Federal restitution orders are enforced like civil judgments. The court clerk can issue an abstract of judgment that, once recorded, creates a lien against the defendant’s property in any state where it’s registered. The defendant must notify the court of any material change in financial circumstances, and the court can adjust the payment schedule or demand immediate payment in full if the defendant receives a windfall like an inheritance or legal settlement, even while incarcerated.6Office of the Law Revision Counsel. 18 U.S.C. 3664 – Procedure for Issuance and Enforcement of Order of Restitution
Restitution through the criminal case doesn’t necessarily bar the victim from also filing a civil lawsuit. Property owners frequently pursue a separate civil action to recover repair costs, lost use of the property, and other financial harm. The burden of proof in civil court is lower than in criminal court, so a victim can sometimes win a civil judgment even if the criminal case was dismissed or resulted in acquittal. Civil judgments create a legal debt enforceable through wage garnishment, bank levies, or asset seizure.
Vandalism is one of the most common offenses that brings minors into the juvenile justice system, and the legal consequences extend beyond the young person to their parents.

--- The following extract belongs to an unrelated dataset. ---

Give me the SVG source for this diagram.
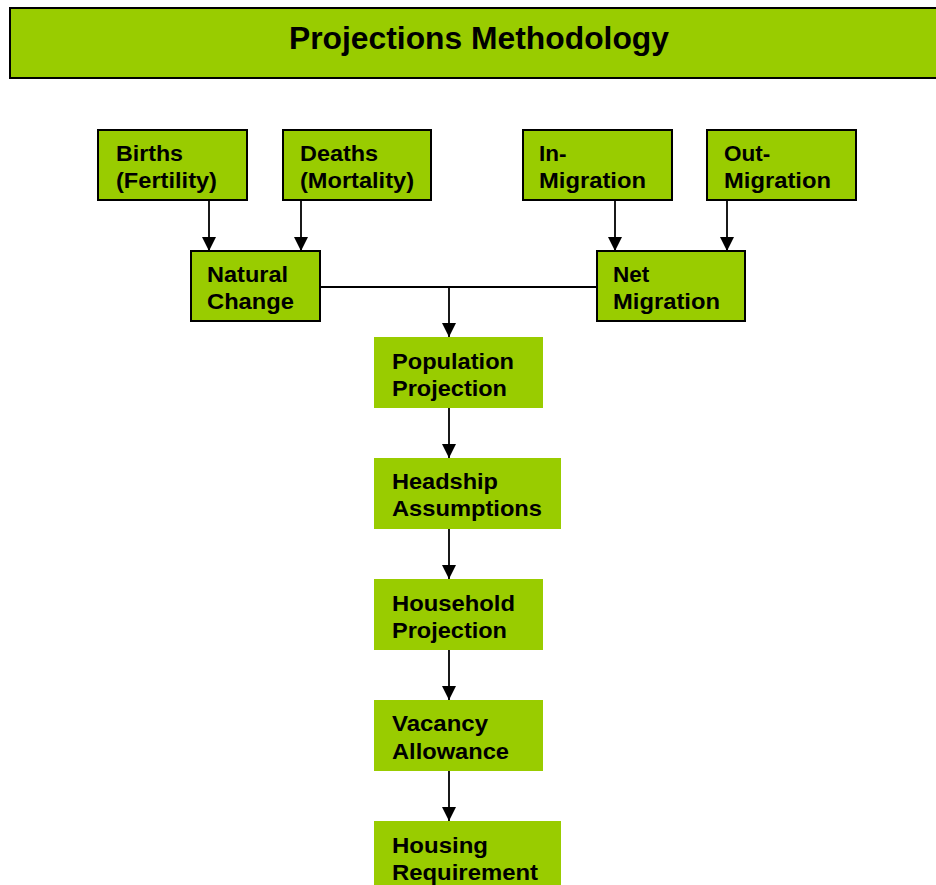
<svg xmlns="http://www.w3.org/2000/svg" width="936" height="885" viewBox="0 0 936 885">
<style>
.box{fill:#99CC00;stroke:#000;stroke-width:2}
.flat{fill:#99CC00}
.t{font-family:"Liberation Sans",Arial,sans-serif;font-weight:bold;font-size:22.5px;fill:#000}
.title{font-family:"Liberation Sans",Arial,sans-serif;font-weight:bold;font-size:32px;fill:#000}
.c{fill:none;stroke:#000;stroke-width:1.8}
</style>
<defs>
<marker id="ah" markerUnits="userSpaceOnUse" markerWidth="16" markerHeight="16" refX="14" refY="7" orient="auto">
<path d="M0,0 L14,7 L0,14 Z" fill="#000"/>
</marker>
</defs>
<g id="title">
<rect class="box" x="10" y="8" width="940" height="70"/>
<text class="title" x="289" y="49" textLength="380" lengthAdjust="spacingAndGlyphs">Projections Methodology</text>
</g>
<g id="connectors">
<line class="c" x1="209" y1="200" x2="209" y2="251" marker-end="url(#ah)"/>
<line class="c" x1="301" y1="200" x2="301" y2="251" marker-end="url(#ah)"/>
<line class="c" x1="615" y1="200" x2="615" y2="251" marker-end="url(#ah)"/>
<line class="c" x1="727" y1="200" x2="727" y2="251" marker-end="url(#ah)"/>
<line class="c" x1="320" y1="287" x2="597" y2="287"/>
<line class="c" x1="449" y1="287" x2="449" y2="337" marker-end="url(#ah)"/>
<line class="c" x1="449" y1="408" x2="449" y2="458" marker-end="url(#ah)"/>
<line class="c" x1="449" y1="529" x2="449" y2="579" marker-end="url(#ah)"/>
<line class="c" x1="449" y1="650" x2="449" y2="700" marker-end="url(#ah)"/>
<line class="c" x1="449" y1="771" x2="449" y2="821" marker-end="url(#ah)"/>
</g>
<g id="births">
<rect class="box" x="98" y="130" width="149" height="70"/>
<text class="t" x="116" y="161" textLength="67" lengthAdjust="spacingAndGlyphs">Births</text>
<text class="t" x="116" y="188" textLength="101" lengthAdjust="spacingAndGlyphs">(Fertility)</text>
</g>
<g id="deaths">
<rect class="box" x="283" y="130" width="148" height="70"/>
<text class="t" x="300" y="161" textLength="78" lengthAdjust="spacingAndGlyphs">Deaths</text>
<text class="t" x="300" y="188" textLength="114" lengthAdjust="spacingAndGlyphs">(Mortality)</text>
</g>
<g id="in-migration">
<rect class="box" x="523" y="130" width="149" height="70"/>
<text class="t" x="539" y="161">In-</text>
<text class="t" x="539" y="188" textLength="107" lengthAdjust="spacingAndGlyphs">Migration</text>
</g>
<g id="out-migration">
<rect class="box" x="707" y="130" width="149" height="70"/>
<text class="t" x="724" y="161">Out-</text>
<text class="t" x="724" y="188" textLength="107" lengthAdjust="spacingAndGlyphs">Migration</text>
</g>
<g id="natural-change">
<rect class="box" x="191" y="251" width="129" height="70"/>
<text class="t" x="207" y="282" textLength="81" lengthAdjust="spacingAndGlyphs">Natural</text>
<text class="t" x="207" y="309" textLength="87" lengthAdjust="spacingAndGlyphs">Change</text>
</g>
<g id="net-migration">
<rect class="box" x="597" y="251" width="148" height="70"/>
<text class="t" x="613" y="282">Net</text>
<text class="t" x="613" y="309" textLength="107" lengthAdjust="spacingAndGlyphs">Migration</text>
</g>
<g id="population-projection">
<rect class="flat" x="374" y="337" width="169" height="71"/>
<text class="t" x="392" y="369" textLength="122" lengthAdjust="spacingAndGlyphs">Population</text>
<text class="t" x="392" y="396" textLength="115" lengthAdjust="spacingAndGlyphs">Projection</text>
</g>
<g id="headship-assumptions">
<rect class="flat" x="374" y="458" width="187" height="71"/>
<text class="t" x="392" y="489" textLength="106" lengthAdjust="spacingAndGlyphs">Headship</text>
<text class="t" x="392" y="516" textLength="150" lengthAdjust="spacingAndGlyphs">Assumptions</text>
</g>
<g id="household-projection">
<rect class="flat" x="374" y="579" width="169" height="71"/>
<text class="t" x="392" y="611" textLength="123" lengthAdjust="spacingAndGlyphs">Household</text>
<text class="t" x="392" y="638" textLength="115" lengthAdjust="spacingAndGlyphs">Projection</text>
</g>
<g id="vacancy-allowance">
<rect class="flat" x="374" y="700" width="169" height="71"/>
<text class="t" x="392" y="731" textLength="96" lengthAdjust="spacingAndGlyphs">Vacancy</text>
<text class="t" x="392" y="759" textLength="117" lengthAdjust="spacingAndGlyphs">Allowance</text>
</g>
<g id="housing-requirement">
<rect class="flat" x="374" y="821" width="187" height="70"/>
<text class="t" x="392" y="853" textLength="96" lengthAdjust="spacingAndGlyphs">Housing</text>
<text class="t" x="392" y="880" textLength="146" lengthAdjust="spacingAndGlyphs">Requirement</text>
</g>
</svg>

Juveniles charged with vandalism are typically processed through the juvenile justice system rather than adult court. The focus shifts from punishment toward accountability and rehabilitation. Diversion programs are particularly common for first-time offenders charged with nonviolent property crimes. These programs redirect young people away from formal court processing while still holding them responsible through community service, counseling, or restitution agreements.7Office of Juvenile Justice and Delinquency Prevention. Diversion Programs Teen courts and restorative justice programs, where the offender meets with the victim to understand the harm caused, are increasingly common dispositions for juvenile vandalism.

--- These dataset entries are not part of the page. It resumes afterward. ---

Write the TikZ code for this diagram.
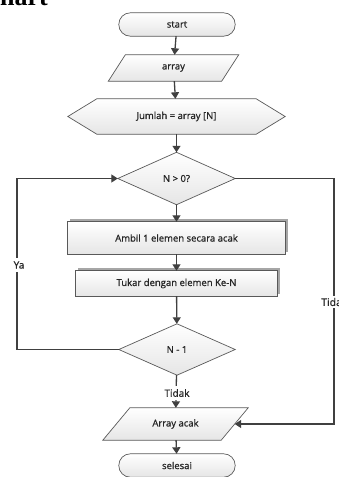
\documentclass[tikz,border=0pt]{standalone}
\usepackage{fontspec}
\setmainfont{Open Sans}
\newfontfamily\boxfont{Open Sans}[FakeBold=0.9]
\newfontfamily\headfont{Liberation Serif}
\usetikzlibrary{arrows.meta}
\definecolor{edge}{HTML}{595959}
\definecolor{wire}{HTML}{404040}
\tikzset{
  frame/.style={draw=none, inner sep=0pt, font=\boxfont\fontsize{9.5}{11}\selectfont, text=black!85},
  shapefill/.style={draw=edge, line width=0.7pt, top color=white, bottom color=black!10},
  flow/.style={draw=wire, line width=1.3pt, -{Triangle[width=8pt,length=6.5pt]}},
  tag/.style={fill=white, inner sep=3pt, font=\boxfont\fontsize{10}{12}\selectfont, text=black!85},
}
\begin{document}
\begin{tikzpicture}[x=1pt,y=-1pt]
\useasboundingbox (0,0) rectangle (338,477);

% heading, only its lower part lies on the page
\node[anchor=base west, inner sep=0pt, font=\headfont\bfseries\fontsize{26}{28}\selectfont] (head) at (0,5.5) {hart};

% node frames (used as anchors for the drawn outlines)
\node[frame, minimum width=116pt, minimum height=23pt] (start) at (177,24.5) {};
\node[frame, minimum width=130pt, minimum height=26pt] (arr) at (173.5,68) {};
\node[frame, minimum width=217pt, minimum height=35pt] (jml) at (176.5,116.5) {};
\node[frame, minimum width=117pt, minimum height=52pt] (cek) at (176.5,178.5) {};
\node[frame, minimum width=217pt, minimum height=32pt] (ambil) at (176.5,238) {};
\node[frame, minimum width=201pt, minimum height=25pt] (tukar) at (176.5,283.5) {};
\node[frame, minimum width=116pt, minimum height=51pt] (kurang) at (177,349.5) {};
\node[frame, minimum width=145pt, minimum height=32pt] (acak) at (175.5,424) {};
\node[frame, minimum width=116pt, minimum height=23pt] (selesai) at (177,465.5) {};

% outlines
\path[shapefill, rounded corners=11.5pt] (start.north west) rectangle (start.south east);
\path[shapefill, rounded corners=11.5pt] (selesai.north west) rectangle (selesai.south east);
\path[shapefill] ([xshift=17pt]arr.north west) -- (arr.north east) -- ([xshift=-17pt]arr.south east) -- (arr.south west) -- cycle;
\path[shapefill] ([xshift=27pt]acak.north west) -- (acak.north east) -- ([xshift=-27pt]acak.south east) -- (acak.south west) -- cycle;
\path[shapefill] (jml.west) -- ([xshift=29pt]jml.north west) -- ([xshift=-29pt]jml.north east) -- (jml.east) -- ([xshift=-29pt]jml.south east) -- ([xshift=29pt]jml.south west) -- cycle;
\path[shapefill] (cek.north) -- (cek.east) -- (cek.south) -- (cek.west) -- cycle;
\path[shapefill] (kurang.north) -- (kurang.east) -- (kurang.south) -- (kurang.west) -- cycle;
\fill[black!35] ([shift={(2.5pt,2.5pt)}]ambil.north west) rectangle ([shift={(2.5pt,2.5pt)}]ambil.south east);
\path[shapefill] (ambil.north west) rectangle (ambil.south east);
\fill[black!35] ([shift={(2.5pt,2.5pt)}]tukar.north west) rectangle ([shift={(2.5pt,2.5pt)}]tukar.south east);
\path[shapefill] (tukar.north west) rectangle (tukar.south east);

% texts on top of the fills
\node[frame] (startT) at (start) {start};
\node[frame] (arrT) at (arr) {array};
\node[frame] (jmlT) at (jml) {Jumlah = array [N]};
\node[frame] (cekT) at (cek) {N > 0?};
\node[frame] (ambilT) at (ambil) {Ambil 1 elemen secara acak};
\node[frame] (tukarT) at (tukar) {Tukar dengan elemen Ke-N};
\node[frame] (kurangT) at (kurang) {N - 1};
\node[frame] (acakT) at (acak) {Array acak};
\node[frame] (selesaiT) at (selesai) {selesai};

% connectors
\coordinate (loopL) at (17,0);
\coordinate (loopR) at (334,0);
\coordinate (acakR) at ([xshift=-13.5pt]acak.east);
\draw[flow] (start) -- (arr);
\draw[flow] (arr) -- (jml);
\draw[flow] (jml) -- (cek);
\draw[flow] (cek) -- (ambil);
\draw[flow] (ambil) -- (tukar);
\draw[flow] (tukar) -- (kurang);
\draw[flow] (kurang) -- (acak);
\draw[flow] (acak) -- (selesai);
\draw[flow] (kurang.west) -- (kurang.west -| loopL) |- (cek.west);
\draw[flow] (cek.east) -- (cek.east -| loopR) |- (acakR);

% branch labels
\node[tag] (ya) at (19,265) {Ya};
\node[tag, anchor=west, inner sep=1.5pt, font=\boxfont\fontsize{10.5}{12}\selectfont] (tidakR) at (319.5,302) {Tidak};
\node[tag] (tidak) at (177,393) {Tidak};
\end{tikzpicture}
\end{document}
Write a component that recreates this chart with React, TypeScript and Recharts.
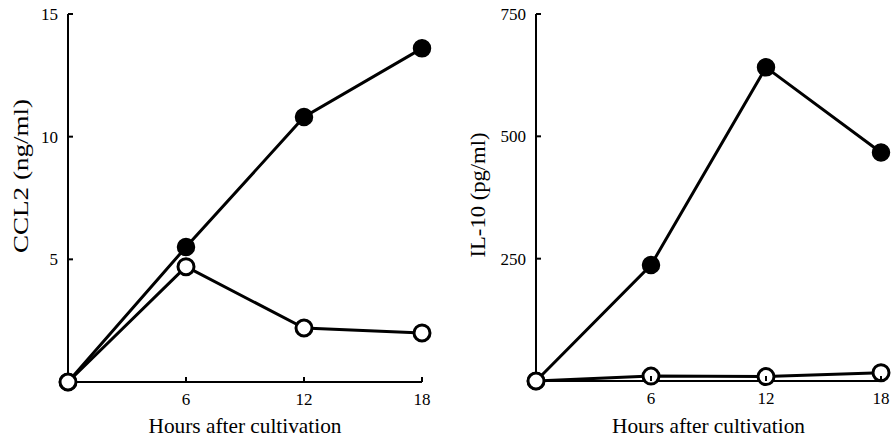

The rationale behind this approach is practical, not soft. Research consistently shows that formal system processing of young people for low-level offenses increases the likelihood of future criminal behavior rather than reducing it. Keeping a teenager out of the courtroom for a first-time tagging offense isn’t leniency so much as strategy.7Office of Juvenile Justice and Delinquency Prevention. Diversion Programs
Every state except the District of Columbia has some form of parental liability statute that holds parents financially responsible when their minor child intentionally destroys property. These laws vary enormously in their details. Statutory caps on parental liability range from as low as $800 in some states to $25,000 in others, with most falling between $2,500 and $10,000. Some states impose no cap at all, leaving parents potentially liable for the full cost of damage.

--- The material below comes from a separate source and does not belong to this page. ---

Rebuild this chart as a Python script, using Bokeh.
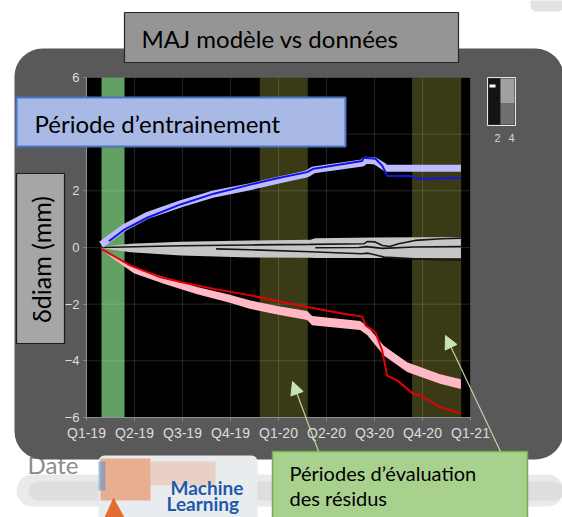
import math
from bokeh.plotting import figure
from bokeh.models import (Range1d, FixedTicker, BoxAnnotation, Label, Arrow, NormalHead,
                          PolyAnnotation)
from bokeh.embed import file_html
from bokeh.resources import INLINE

# ---------------- data (x in months since Jan 2019) ----------------
quarter_ticks = [0, 3, 6, 9, 12, 15, 18, 21, 24]
quarter_labels = ["Q1-19", "Q2-19", "Q3-19", "Q4-19", "Q1-20", "Q2-20", "Q3-20", "Q4-20", "Q1-21"]
y_ticks = [-6, -4, -2, 0, 2, 4, 6]

train_period = [0.94, 2.375]
eval_periods = [[10.83, 13.83], [20.35, 23.42]]

gray_x = [0.92, 2.75, 5.9, 10.25, 14.0, 14.3, 18.0, 23.4]
gray_upper = [0.03, 0.13, 0.2, 0.25, 0.27, 0.33, 0.35, 0.37]
gray_lower = [-0.03, -0.17, -0.28, -0.35, -0.36, -0.37, -0.37, -0.37]

lineA_x = [0.92, 5.9, 10.25, 14.0, 17.33, 17.54, 18.0, 18.5, 18.96, 19.5, 20.54, 22.2, 23.4]
lineA_y = [0.0, 0.06, 0.09, 0.11, 0.13, 0.21, 0.2, 0.07, 0.035, 0.13, 0.25, 0.31, 0.33]
lineB_x = [14.3, 17.0, 17.5, 18.5, 20.5, 23.4]
lineB_y = [-0.01, 0.0, 0.03, -0.03, 0.02, 0.03]
lineC_x = [8.1, 10.25, 14.0, 17.2, 17.6, 18.2, 18.6, 20.5, 22.1, 23.4]
lineC_y = [-0.05, -0.08, -0.15, -0.22, -0.2, -0.28, -0.34, -0.4, -0.43, -0.44]

blue_band_x = [0.92, 2.33, 3.79, 5.88, 7.96, 10.25, 12.0, 13.79, 14.2, 17.23, 17.44, 18.06, 18.6, 18.7, 23.4]
blue_band_y = [0.1, 0.69, 1.13, 1.54, 1.89, 2.15, 2.38, 2.6, 2.74, 2.98, 3.08, 3.05, 2.85, 2.8, 2.8]
blue_line_x = [1.4, 2.33, 3.79, 5.88, 7.96, 10.25, 12.0, 13.79, 14.2, 17.23, 17.33, 18.06, 18.48, 18.69, 18.8, 20.25, 20.67, 23.4]
blue_line_y = [0.22, 0.62, 1.05, 1.52, 1.9, 2.22, 2.45, 2.66, 2.78, 3.05, 3.17, 3.13, 2.89, 2.66, 2.52, 2.52, 2.43, 2.45]

pink_x = [0.92, 1.7, 2.96, 4.83, 6.92, 8.9, 10.25, 12.0, 13.79, 14.1, 17.1, 17.54, 18.58, 20.04, 22.1, 23.4]
pink_upper = [-0.03, -0.29, -0.71, -1.04, -1.39, -1.66, -1.87, -2.07, -2.24, -2.42, -2.59, -2.77, -3.47, -4.05, -4.47, -4.65]
pink_lower = [-0.07, -0.41, -0.91, -1.28, -1.65, -1.94, -2.17, -2.37, -2.56, -2.74, -2.91, -3.09, -3.81, -4.39, -4.81, -4.99]

red_x = [0.92, 1.7, 2.75, 4.63, 5.88, 7.96, 10.25, 12.0, 13.79, 16.08, 17.23, 17.44, 18.06, 18.48, 18.79, 19.42, 20.46, 20.9, 22.1, 23.4]
red_y = [-0.05, -0.3, -0.64, -1.05, -1.22, -1.46, -1.69, -1.9, -2.1, -2.34, -2.44, -2.75, -2.99, -3.64, -4.52, -4.69, -5.19, -5.22, -5.64, -5.85]

title_text = "MAJ modèle vs données"
train_text = "Période d\u2019entrainement"
ylabel_text = "\u03b4diam (mm)"
xlabel_text = "Date"
eval_text = ["Périodes d\u2019évaluation", "des résidus"]
logo_text = ["Machine", "Learning"]

SLIDE_FONT = "Lato"
AXIS_FONT = "Liberation Sans"

# ---------------- layout: the frame is the whole canvas ----------------
W, H = 562, 517
PL, PR, PT, PB = 86, 470, 77, 417          # pixel box of the data area
X0, X1 = quarter_ticks[0], quarter_ticks[-1]
Y0, Y1 = y_ticks[0], y_ticks[-1]
sx = (PR - PL) / (X1 - X0)
sy = (PB - PT) / (Y1 - Y0)
x_range = Range1d(X0 - PL / sx, X1 + (W - PR) / sx)
y_range = Range1d(Y0 - (H - PB) / sy, Y1 + PT / sy)

p = figure(width=W, height=H, x_range=x_range, y_range=y_range,
           output_backend="svg", toolbar_location=None, title=None,
           min_border=0, min_border_left=0, min_border_right=0,
           min_border_top=0, min_border_bottom=0,
           border_fill_color="white", background_fill_color="white", outline_line_color=None)
p.xgrid.visible = False
p.ygrid.visible = False


def cbox(l, r, t, b, fill, alpha=1.0, line=None, lw=1, radius=0, level="overlay"):
    box = BoxAnnotation(left=l, right=r, top=t, bottom=b,
                        left_units="canvas", right_units="canvas",
                        top_units="canvas", bottom_units="canvas",
                        fill_color=fill, fill_alpha=alpha,
                        line_color=line if line else "black", line_width=lw,
                        line_alpha=1.0 if line else 0,
                        border_radius=radius, level=level)
    p.add_layout(box)
    return box


def clabel(x, y, text, size, color="black", font=SLIDE_FONT, style="normal", angle=0,
           align="left", baseline="middle", level="overlay"):
    lab = Label(x=x, y=y, x_units="canvas", y_units="canvas", text=text,
                text_font=font, text_font_size=f"{size}px", text_color=color,
                text_font_style=style, angle=angle, text_align=align,
                text_baseline=baseline, level=level)
    p.add_layout(lab)
    return lab


# ---------------- background layer ----------------
cbox(530, 563, -5, 11, "#e3e3e3", radius=5, level="image")
clabel(27, 464, xlabel_text, 24, color="#8c8c8c", level="image")
cbox(16, 563, 474, 506, "#d6d6d6", alpha=0.5, radius=25, level="image")
cbox(28, 563, 481, 500, "#c4c4c4", alpha=0.3, radius=15, level="image")
cbox(14, 563, 48, 459, "#595959", radius=28, level="image")
p.add_layout(BoxAnnotation(left=X0, right=X1, bottom=Y0, top=Y1, fill_color="black",
                           fill_alpha=1, line_alpha=0, level="image"))
p.add_layout(BoxAnnotation(left=train_period[0], right=train_period[1], bottom=Y0, top=Y1,
                           fill_color="#63a063", fill_alpha=1, line_alpha=0, level="image"))
for a, b in eval_periods:
    p.add_layout(BoxAnnotation(left=a, right=b, bottom=Y0, top=Y1, fill_color="#3b3a16",
                               fill_alpha=1, line_alpha=0, level="image"))

# grid lines inside the data area
p.segment(x0=quarter_ticks, y0=Y0, x1=quarter_ticks, y1=Y1,
          line_color="#ffffff", line_alpha=0.14, line_width=1)
p.segment(x0=X0, y0=y_ticks, x1=X1, y1=y_ticks,
          line_color="#ffffff", line_alpha=0.14, line_width=1)

# ---------------- glyphs ----------------
p.varea(x=gray_x, y1=gray_lower, y2=gray_upper, fill_color="#c6c6c6")
for xs, ys in ((lineA_x, lineA_y), (lineB_x, lineB_y), (lineC_x, lineC_y)):
    p.line(xs, ys, line_color="#151515", line_width=1.6)
p.line(blue_band_x, blue_band_y, line_color="#bcbcfc", line_width=7)
p.line(blue_line_x, blue_line_y, line_color="#1414e6", line_width=2)
p.varea(x=pink_x, y1=pink_lower, y2=pink_upper, fill_color="#ffb8c4")
p.line(red_x, red_y, line_color="#e50000", line_width=2)

# ---------------- axes at the data-area edges ----------------
p.xaxis.fixed_location = Y0
p.xaxis.bounds = (X0, X1)
p.yaxis.fixed_location = X0
p.yaxis.bounds = (Y0, Y1)
p.xaxis.ticker = FixedTicker(ticks=quarter_ticks)
p.xaxis.major_label_overrides = {t: l for t, l in zip(quarter_ticks, quarter_labels)}
p.yaxis.ticker = FixedTicker(ticks=y_ticks)
for ax in (p.xaxis, p.yaxis):
    ax.axis_line_color = "#8f8f8f"
    ax.major_tick_line_color = "#8f8f8f"
    ax.major_tick_out = 3
    ax.major_tick_in = 0
    ax.minor_tick_line_color = None
    ax.major_label_text_color = "#dcdcdc"
    ax.major_label_text_font = AXIS_FONT
    ax.major_label_standoff = 4
p.xaxis.major_label_text_font_size = "14px"
p.yaxis.major_label_text_font_size = "13px"

# ---------------- slide overlays ----------------
cbox(124, 458, 12, 62, "#959595", line="#262626", lw=1.2)
clabel(141, 38, title_text, 24)

cbox(16, 345, 97, 146, "#a9b9e6", line="#4a74c4", lw=2)
clabel(34, 123, train_text, 24)

cbox(16, 64, 173, 343, "#a6a6a6", line="#1a1a1a", lw=1.2)
clabel(40, 259, ylabel_text, 25, angle=math.pi / 2, align="center", baseline="middle")

# small colour-scale thumbnail (top right)
cbox(487, 515, 77, 125, "#3a3a3a", line="#e6e6e6", lw=1)
cbox(488, 500, 78, 124, "#141414")
cbox(500, 514, 78, 103, "#a0a0a0")
cbox(500, 514, 103, 124, "#707070")
cbox(489, 495, 84, 87, "#ffffff")
clabel(497, 137, "2", 11, color="#d6d6d6", font=AXIS_FONT, align="center")
clabel(511, 137, "4", 11, color="#d6d6d6", font=AXIS_FONT, align="center")

# machine learning logo
cbox(98, 257, 455, 530, "#e9ecef", radius=6)
cbox(100, 150, 458, 500, "#e8641e", alpha=0.45)
cbox(150, 215, 461, 485, "#e8641e", alpha=0.2)
cbox(98, 105, 461, 490, "#3c8ad8", alpha=0.45)
p.add_layout(PolyAnnotation(xs=[104, 113, 124], ys=[517, 497, 517], xs_units="canvas",
                            ys_units="canvas", fill_color="#e0601a", fill_alpha=0.9,
                            line_alpha=0, level="overlay"))
clabel(170, 487, logo_text[0], 19, color="#1e5aa8", style="bold")
clabel(166, 503, logo_text[1], 19, color="#1e5aa8", style="bold")

# evaluation periods callout
cbox(272, 527, 451, 530, "#a9d18e", line="#72ae4a", lw=1.5)
clabel(289, 472, eval_text[0], 20)
clabel(289, 497, eval_text[1], 20)
for xs, ys, xe, ye in ((318, 451, 292, 381), (500, 451, 445, 335)):
    p.add_layout(Arrow(x_start=xs, y_start=ys, x_end=xe, y_end=ye,
                       start_units="canvas", end_units="canvas",
                       line_color="#b9d9a3", line_width=1.2,
                       end=NormalHead(size=13, fill_color="#c8e3b6", line_color="#c8e3b6"),
                       level="overlay"))

open("out.html", "w").write(file_html(p, INLINE))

The age range of the child matters too. Most states apply these statutes only to minors above a certain age, often ten or eleven, on the theory that younger children lack the capacity for truly willful destruction. Parents whose custody was terminated by court order before the incident are generally exempt. These parental liability laws are cumulative, meaning the property owner can pursue the parents under the statute and also seek damages directly from the minor or other responsible parties.
Vandalism cases are not automatic convictions. Several defenses come up regularly, and some of them work more often than people assume.
One defense that almost never works: “I was drunk” or “my friends dared me to do it.” Voluntary intoxication doesn’t negate the intent element in most jurisdictions, and peer pressure isn’t a recognized legal defense. Judges and prosecutors have heard both a thousand times.
The fine gets paid, the community service hours get completed, and probation eventually ends. But a vandalism conviction stays on a person’s criminal record and keeps producing consequences long after the court case closes.
A felony vandalism conviction can disqualify applicants from jobs, professional licenses, housing, and educational opportunities. Many employers run background checks, and a property destruction offense raises red flags about trustworthiness and judgment. Even misdemeanor vandalism can create problems, particularly for positions involving property management, financial responsibility, or government security clearances. Some states offer expungement or record sealing for qualifying vandalism convictions, but eligibility rules vary and the process typically requires waiting periods of several years after completing the sentence.
For juveniles, the stakes are different but still real. While juvenile records are generally sealed or confidential, a vandalism adjudication can affect college admissions, scholarship eligibility, and military enlistment. The diversion programs discussed earlier exist partly to help young people avoid these collateral consequences for a first mistake.
Vandalism charges can’t be filed indefinitely after the incident. Every state imposes a statute of limitations that sets a deadline for the prosecution to bring charges. For misdemeanor vandalism, that deadline is typically one to two years from the date of the offense. Felony vandalism generally carries a longer window, often three to five years. The clock usually starts running on the date the damage occurred, not the date it was discovered, though some states have discovery rules that can extend the deadline when the damage wasn’t immediately apparent. Federal property crimes follow federal limitation periods, which are generally five years for felonies.